• _DATA PROVIDED_:

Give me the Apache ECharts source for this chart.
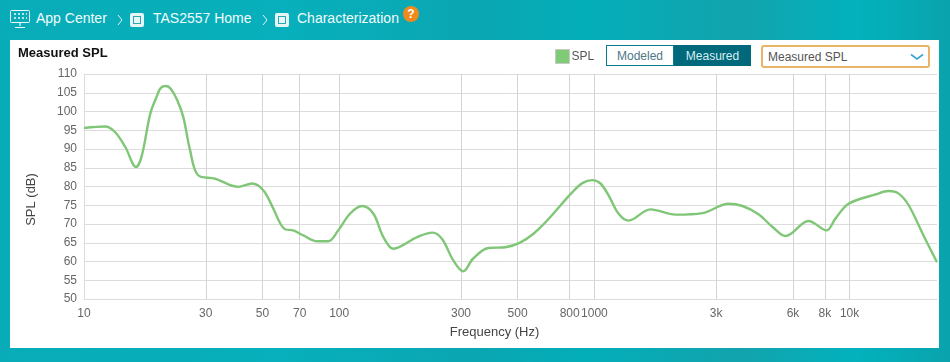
<!DOCTYPE html>
<html>
<head>
<meta charset="utf-8">
<script src="https://cdn.jsdelivr.net/npm/echarts@6/dist/echarts.min.js"></script>
<style>
html, body { margin: 0; padding: 0; }
body {
    width: 950px; height: 362px; overflow: hidden; position: relative;
    font-family: "Liberation Sans", Arial, sans-serif;
    background: linear-gradient(90deg, #08acb8 0%, #07b0bc 30%, #0aa6b2 50%, #03aeb9 62%, #12a3ad 78%, #02b2bd 90%, #0aa3ad 100%);
}
.abs { position: absolute; }
.crumb { color: #f2fbfc; font-size: 14px; line-height: 18px; top: 9px; white-space: nowrap; }
.chev { top: 14px; }
.sq { top: 13px; width: 14px; height: 14px; background: #e6f6f7; border-radius: 2px; }
.sq i { position: absolute; left: 3px; top: 3px; width: 6px; height: 6px; border: 1px solid #2aa9b4; background: #e6f6f7; }
#help { left: 403px; top: 6px; width: 16px; height: 16px; border-radius: 50%; background: #f08a1d; color: #fff; font-size: 12px; font-weight: bold; line-height: 16px; text-align: center; }
#panel { left: 10px; top: 40px; width: 929px; height: 308px; background: #fff; }
#main { left: 10px; top: 40px; width: 929px; height: 308px; }
#toggle { left: 606px; top: 45px; width: 145px; height: 21px; display: flex; font-size: 12px; line-height: 20px; text-align: center; box-sizing: border-box; }
#toggle div { box-sizing: border-box; height: 21px; }
#modeled { width: 68px; border: 1px solid #0d7a8c; color: #4d7688; background: #fff; }
#measured { width: 77px; background: #00697c; color: #d9eef1; border: 1px solid #00697c; }
#select { left: 761px; top: 45px; width: 169px; height: 23px; box-sizing: border-box; border: 2px solid #e9b467; border-radius: 3px; color: #555; font-size: 12px; line-height: 20px; padding-left: 5px; background: #fff; }
</style>
</head>
<body>
<svg class="abs" style="left:9px;top:9px" width="22" height="20" viewBox="0 0 22 20">
    <rect x="1.5" y="1.5" width="19" height="12" rx="1" fill="none" stroke="#eefafa" stroke-width="1"/>
    <path d="M5 5h2M9 5h2M13 5h2M17 5h1M5 9h2M9 9h2M13 9h2M17 9h1" stroke="#eefafa" stroke-width="1.6"/>
    <path d="M11 14v3M6 18.5h10" stroke="#eefafa" stroke-width="1.2"/>
</svg>
<div class="abs crumb" style="left:36px">App Center</div>
<svg class="abs chev" style="left:117px" width="7" height="12"><path d="M1 1l4 5-4 5" fill="none" stroke="#dff4f6" stroke-width="1"/></svg>
<div class="abs sq" style="left:130px"><i></i></div>
<div class="abs crumb" style="left:153px">TAS2557 Home</div>
<svg class="abs chev" style="left:262px" width="7" height="12"><path d="M1 1l4 5-4 5" fill="none" stroke="#dff4f6" stroke-width="1"/></svg>
<div class="abs sq" style="left:275px"><i></i></div>
<div class="abs crumb" style="left:297px">Characterization</div>
<div class="abs" id="help">?</div>

<div class="abs" id="panel"></div>
<div class="abs" id="main"></div>

<div class="abs" id="toggle"><div id="modeled">Modeled</div><div id="measured">Measured</div></div>
<div class="abs" id="select">Measured SPL
    <svg class="abs" style="right:4px;top:6px" width="14" height="8"><path d="M1 1.5l6 4.5 6-4.5" fill="none" stroke="#3aa5d8" stroke-width="1.6"/></svg>
</div>

<script>
// freq in Hz, spl in dB
var freq = [10, 12.1, 13.2, 14.5, 16, 16.8, 18.2, 19.3, 20, 21, 21.9, 23.2, 24.5, 26, 28, 32.6, 40.2, 45.6, 50.4, 55.1, 58.7, 61.4,
    66, 72.2, 82, 90.5, 99.1, 110.4, 123, 136, 149, 163, 202, 232, 253, 280, 306, 335,
    384, 448, 577, 820, 897, 982, 1056, 1135, 1242, 1360, 1658, 2078, 2651, 3354, 3805, 4396, 4989, 5610, 6905, 8124, 8811, 9910, 12647, 14223, 15570, 17040, 19330, 22000];
var spl = [95.6, 96, 94.6, 90.6, 85.2, 87.9, 99.5, 104.1, 106.3, 106.8, 106, 103, 98.5, 89.9, 83, 82.1, 79.9, 80.8, 79, 74.2, 70.2, 68.6,
    68.3, 67, 65.4, 65.4, 68.3, 72.8, 74.8, 72.8, 66.5, 63.4, 66.5, 67.7, 66, 60.3, 57.4, 60.8,
    63.6, 63.8, 67.4, 78.5, 80.9, 81.7, 80.8, 77.7, 72.8, 70.9, 73.9, 72.5, 72.9, 75.4, 74.8, 72.6, 69.2, 66.8, 70.8, 68.3, 71.5, 75.4, 77.9, 78.8, 78.1, 75, 67.4, 59.8];
var xTicks = [10, 30, 50, 70, 100, 300, 500, 800, 1000, 3000, 6000, 8000, 10000];

var chart = echarts.init(document.getElementById('main'));
var option = {
    animation: false,
    textStyle: { fontFamily: '"Liberation Sans", Arial, sans-serif' },
    title: {
        text: 'Measured SPL',
        left: 8,
        top: 7,
        padding: 0,
        textStyle: { fontSize: 13, fontWeight: 'bold', color: '#111' }
    },
    legend: {
        left: 545,
        top: 9,
        padding: 0,
        itemWidth: 14,
        itemHeight: 14,
        itemGap: 4,
        icon: 'rect',
        textStyle: { fontSize: 12, color: '#555', padding: [1, 0, 0, -3] },
        itemStyle: { color: '#7fcb76', borderColor: '#c8c8c8', borderWidth: 1 },
        data: ['SPL']
    },
    grid: { left: 74, right: 2, top: 34, bottom: 49 },
    xAxis: {
        type: 'log',
        min: 10,
        max: 22000,
        name: 'Frequency (Hz)',
        nameLocation: 'middle',
        nameGap: 27,
        nameTextStyle: { fontSize: 13, color: '#444', padding: [0, 32, 0, 0] },
        axisLine: { show: true, lineStyle: { color: '#dcdcdc' } },
        axisTick: { show: false, customValues: xTicks },
        minorTick: { show: false },
        axisLabel: {
            customValues: xTicks,
            fontSize: 12,
            color: '#666',
            margin: 9,
            formatter: function (v) { return v >= 3000 ? (v / 1000) + 'k' : '' + v; }
        },
        splitLine: { show: true, lineStyle: { color: '#d4d4d4' } }
    },
    yAxis: {
        type: 'value',
        min: 50,
        max: 110,
        interval: 5,
        name: 'SPL (dB)',
        nameLocation: 'middle',
        nameGap: 46,
        nameTextStyle: { fontSize: 13, color: '#444', padding: [0, 0, 0, -26] },
        axisLine: { show: true, lineStyle: { color: '#dcdcdc' } },
        axisTick: { show: false },
        axisLabel: { fontSize: 12, color: '#666', margin: 7 },
        splitLine: { show: true, lineStyle: { color: '#dcdcdc' } }
    },
    series: [
        {
            name: 'SPL',
            type: 'line',
            smooth: 0.35,
            symbol: 'none',
            lineStyle: { color: '#7fc677', width: 2.4 },
            itemStyle: { color: '#7fcb76' },
            data: freq.map(function (f, i) { return [f, spl[i]]; })
        }
    ]
};
chart.setOption(option);
</script>
</body>
</html>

• _DO THIS_:
Quote the data above in full, leaving out the pictures it holds.

• _EXERCISE RESULT_:
Give me the Apache ECharts source for this chart.
<!DOCTYPE html>
<html>
<head>
<meta charset="utf-8">
<script src="https://cdn.jsdelivr.net/npm/echarts@6/dist/echarts.min.js"></script>
<style>
html, body { margin: 0; padding: 0; }
body {
    width: 950px; height: 362px; overflow: hidden; position: relative;
    font-family: "Liberation Sans", Arial, sans-serif;
    background: linear-gradient(90deg, #08acb8 0%, #07b0bc 30%, #0aa6b2 50%, #03aeb9 62%, #12a3ad 78%, #02b2bd 90%, #0aa3ad 100%);
}
.abs { position: absolute; }
.crumb { color: #f2fbfc; font-size: 14px; line-height: 18px; top: 9px; white-space: nowrap; }
.chev { top: 14px; }
.sq { top: 13px; width: 14px; height: 14px; background: #e6f6f7; border-radius: 2px; }
.sq i { position: absolute; left: 3px; top: 3px; width: 6px; height: 6px; border: 1px solid #2aa9b4; background: #e6f6f7; }
#help { left: 403px; top: 6px; width: 16px; height: 16px; border-radius: 50%; background: #f08a1d; color: #fff; font-size: 12px; font-weight: bold; line-height: 16px; text-align: center; }
#panel { left: 10px; top: 40px; width: 929px; height: 308px; background: #fff; }
#main { left: 10px; top: 40px; width: 929px; height: 308px; }
#toggle { left: 606px; top: 45px; width: 145px; height: 21px; display: flex; font-size: 12px; line-height: 20px; text-align: center; box-sizing: border-box; }
#toggle div { box-sizing: border-box; height: 21px; }
#modeled { width: 68px; border: 1px solid #0d7a8c; color: #4d7688; background: #fff; }
#measured { width: 77px; background: #00697c; color: #d9eef1; border: 1px solid #00697c; }
#select { left: 761px; top: 45px; width: 169px; height: 23px; box-sizing: border-box; border: 2px solid #e9b467; border-radius: 3px; color: #555; font-size: 12px; line-height: 20px; padding-left: 5px; background: #fff; }
</style>
</head>
<body>
<svg class="abs" style="left:9px;top:9px" width="22" height="20" viewBox="0 0 22 20">
    <rect x="1.5" y="1.5" width="19" height="12" rx="1" fill="none" stroke="#eefafa" stroke-width="1"/>
    <path d="M5 5h2M9 5h2M13 5h2M17 5h1M5 9h2M9 9h2M13 9h2M17 9h1" stroke="#eefafa" stroke-width="1.6"/>
    <path d="M11 14v3M6 18.5h10" stroke="#eefafa" stroke-width="1.2"/>
</svg>
<div class="abs crumb" style="left:36px">App Center</div>
<svg class="abs chev" style="left:117px" width="7" height="12"><path d="M1 1l4 5-4 5" fill="none" stroke="#dff4f6" stroke-width="1"/></svg>
<div class="abs sq" style="left:130px"><i></i></div>
<div class="abs crumb" style="left:153px">TAS2557 Home</div>
<svg class="abs chev" style="left:262px" width="7" height="12"><path d="M1 1l4 5-4 5" fill="none" stroke="#dff4f6" stroke-width="1"/></svg>
<div class="abs sq" style="left:275px"><i></i></div>
<div class="abs crumb" style="left:297px">Characterization</div>
<div class="abs" id="help">?</div>

<div class="abs" id="panel"></div>
<div class="abs" id="main"></div>

<div class="abs" id="toggle"><div id="modeled">Modeled</div><div id="measured">Measured</div></div>
<div class="abs" id="select">Measured SPL
    <svg class="abs" style="right:4px;top:6px" width="14" height="8"><path d="M1 1.5l6 4.5 6-4.5" fill="none" stroke="#3aa5d8" stroke-width="1.6"/></svg>
</div>

<script>
// freq in Hz, spl in dB
var freq = [10, 12.1, 13.2, 14.5, 16, 16.8, 18.2, 19.3, 20, 21, 21.9, 23.2, 24.5, 26, 28, 32.6, 40.2, 45.6, 50.4, 55.1, 58.7, 61.4,
    66, 72.2, 82, 90.5, 99.1, 110.4, 123, 136, 149, 163, 202, 232, 253, 280, 306, 335,
    384, 448, 577, 820, 897, 982, 1056, 1135, 1242, 1360, 1658, 2078, 2651, 3354, 3805, 4396, 4989, 5610, 6905, 8124, 8811, 9910, 12647, 14223, 15570, 17040, 19330, 22000];
var spl = [95.6, 96, 94.6, 90.6, 85.2, 87.9, 99.5, 104.1, 106.3, 106.8, 106, 103, 98.5, 89.9, 83, 82.1, 79.9, 80.8, 79, 74.2, 70.2, 68.6,
    68.3, 67, 65.4, 65.4, 68.3, 72.8, 74.8, 72.8, 66.5, 63.4, 66.5, 67.7, 66, 60.3, 57.4, 60.8,
    63.6, 63.8, 67.4, 78.5, 80.9, 81.7, 80.8, 77.7, 72.8, 70.9, 73.9, 72.5, 72.9, 75.4, 74.8, 72.6, 69.2, 66.8, 70.8, 68.3, 71.5, 75.4, 77.9, 78.8, 78.1, 75, 67.4, 59.8];
var xTicks = [10, 30, 50, 70, 100, 300, 500, 800, 1000, 3000, 6000, 8000, 10000];

var chart = echarts.init(document.getElementById('main'));
var option = {
    animation: false,
    textStyle: { fontFamily: '"Liberation Sans", Arial, sans-serif' },
    title: {
        text: 'Measured SPL',
        left: 8,
        top: 7,
        padding: 0,
        textStyle: { fontSize: 13, fontWeight: 'bold', color: '#111' }
    },
    legend: {
        left: 545,
        top: 9,
        padding: 0,
        itemWidth: 14,
        itemHeight: 14,
        itemGap: 4,
        icon: 'rect',
        textStyle: { fontSize: 12, color: '#555', padding: [1, 0, 0, -3] },
        itemStyle: { color: '#7fcb76', borderColor: '#c8c8c8', borderWidth: 1 },
        data: ['SPL']
    },
    grid: { left: 74, right: 2, top: 34, bottom: 49 },
    xAxis: {
        type: 'log',
        min: 10,
        max: 22000,
        name: 'Frequency (Hz)',
        nameLocation: 'middle',
        nameGap: 27,
        nameTextStyle: { fontSize: 13, color: '#444', padding: [0, 32, 0, 0] },
        axisLine: { show: true, lineStyle: { color: '#dcdcdc' } },
        axisTick: { show: false, customValues: xTicks },
        minorTick: { show: false },
        axisLabel: {
            customValues: xTicks,
            fontSize: 12,
            color: '#666',
            margin: 9,
            formatter: function (v) { return v >= 3000 ? (v / 1000) + 'k' : '' + v; }
        },
        splitLine: { show: true, lineStyle: { color: '#d4d4d4' } }
    },
    yAxis: {
        type: 'value',
        min: 50,
        max: 110,
        interval: 5,
        name: 'SPL (dB)',
        nameLocation: 'middle',
        nameGap: 46,
        nameTextStyle: { fontSize: 13, color: '#444', padding: [0, 0, 0, -26] },
        axisLine: { show: true, lineStyle: { color: '#dcdcdc' } },
        axisTick: { show: false },
        axisLabel: { fontSize: 12, color: '#666', margin: 7 },
        splitLine: { show: true, lineStyle: { color: '#dcdcdc' } }
    },
    series: [
        {
            name: 'SPL',
            type: 'line',
            smooth: 0.35,
            symbol: 'none',
            lineStyle: { color: '#7fc677', width: 2.4 },
            itemStyle: { color: '#7fcb76' },
            data: freq.map(function (f, i) { return [f, spl[i]]; })
        }
    ]
};
chart.setOption(option);
</script>
</body>
</html>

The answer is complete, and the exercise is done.